Installed a cheap Moen drop-in at our last flip, buyers loved it, zero callbacks

Mar 23

We just ran into this exact nightmare with our first flip in Westchester. Bought a 2005 colonial with a Kohler undermount that had already started pulling away from the granite. Our contractor said we could keep it, but I got paranoid after reading forums about adhesive failure, so we ripped it out and went with a Moen drop-in instead—way cheaper, looked fine, easy install.

Quick question though: when you say the buyers loved the drop-in, was that in a higher-end neighborhood or more of a starter home market? I'm wondering if the buyer expectations are just different depending on the area. We're in a price range where people are coming from apartments and honestly don't know the difference between undermount and drop-in. But I'm worried if we tried this in the $600k+ bracket, we'd get flagged during inspection.
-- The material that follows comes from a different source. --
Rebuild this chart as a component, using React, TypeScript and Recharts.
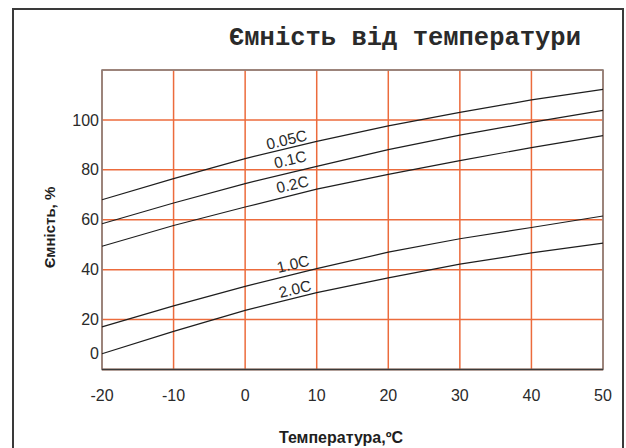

Also—did you have any issues with the granite sealing around the edge of a drop-in, or was that not a concern since you probably had laminate or something? Just trying to figure out if this is genuinely fine or if we got lucky.

Mar 23

Disagree—undermounts look clean but I've seen adhesive fail in under five years consistently. Install a quality drop-in instead, way easier to replace.

Mar 23

Did the granite fail or just the adhesive seal? Asking because we're debating this exact thing on our current flip.